■ **RECORDED INFORMATION**
--*--
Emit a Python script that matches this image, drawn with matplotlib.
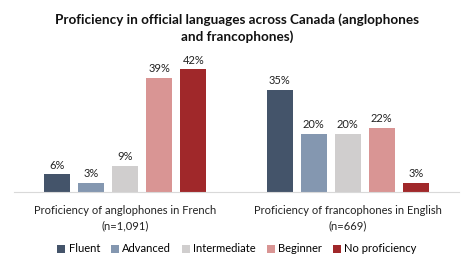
import matplotlib
matplotlib.use("Agg")
import matplotlib.pyplot as plt
import numpy as np
from matplotlib.patches import Patch

groups = ["Proficiency of anglophones in French\n(n=1,091)",
          "Proficiency of francophones in English\n(n=669)"]
levels = ["Fluent", "Advanced", "Intermediate", "Beginner", "No proficiency"]
anglophones = [6, 3, 9, 39, 42]
francophones = [35, 20, 20, 22, 3]
colors = ["#44546A", "#8497B0", "#D0CECE", "#D99594", "#A0282A"]

plt.rcParams['font.family'] = ['Lato', 'DejaVu Sans']

fig = plt.figure(figsize=(4.74, 2.69), dpi=100)
ax = fig.add_axes([14/474, 1-192/269, 445/474, 132/269])

x = np.arange(len(groups))
w = 0.117
step = 0.153
vals = np.array([anglophones, francophones])
for i, lv in enumerate(levels):
    xs = x + (i - 2) * step
    ax.bar(xs, vals[:, i], width=w, color=colors[i], label=lv)
    for xi, v in zip(xs, vals[:, i]):
        ax.text(xi, v + 1.3, f"{v}%", ha='center', va='bottom', fontsize=8, color='#222222')

ax.set_xlim(-0.5, 1.5)
ax.set_ylim(0, 45.2)
ax.set_yticks([])
ax.set_xticks(x)
ax.set_xticklabels(groups, fontsize=8, color='#222222', multialignment='center', linespacing=1.55)
ax.tick_params(axis='x', length=0, pad=9)
for s in ['top', 'right', 'left']:
    ax.spines[s].set_visible(False)
ax.spines['bottom'].set_color('#D9D9D9')

fig.text(0.5, 1-28/269, "Proficiency in official languages across Canada (anglophones\nand francophones)",
         ha='center', va='center', fontsize=9.7, fontweight='bold', color='#111111', linespacing=1.4)

handles = [Patch(facecolor=c, label=l) for c, l in zip(colors, levels)]
fig.legend(handles=handles, loc='center', bbox_to_anchor=(0.5, 1-249/269), ncol=5, frameon=False,
           fontsize=8, handlelength=0.7, handleheight=0.7, handletextpad=0.3, columnspacing=1.0)

fig.savefig("out.png", dpi=100, facecolor='white')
--*--
■ **INSTRUCTIONS FOR THE TASK**
Pictures stay out. Print the data exactly, from its first line through the line containing "from matplotlib.patches import Patch".

■ **FINISHED TASK**
Emit a Python script that matches this image, drawn with matplotlib.
import matplotlib
matplotlib.use("Agg")
import matplotlib.pyplot as plt
import numpy as np
from matplotlib.patches import Patch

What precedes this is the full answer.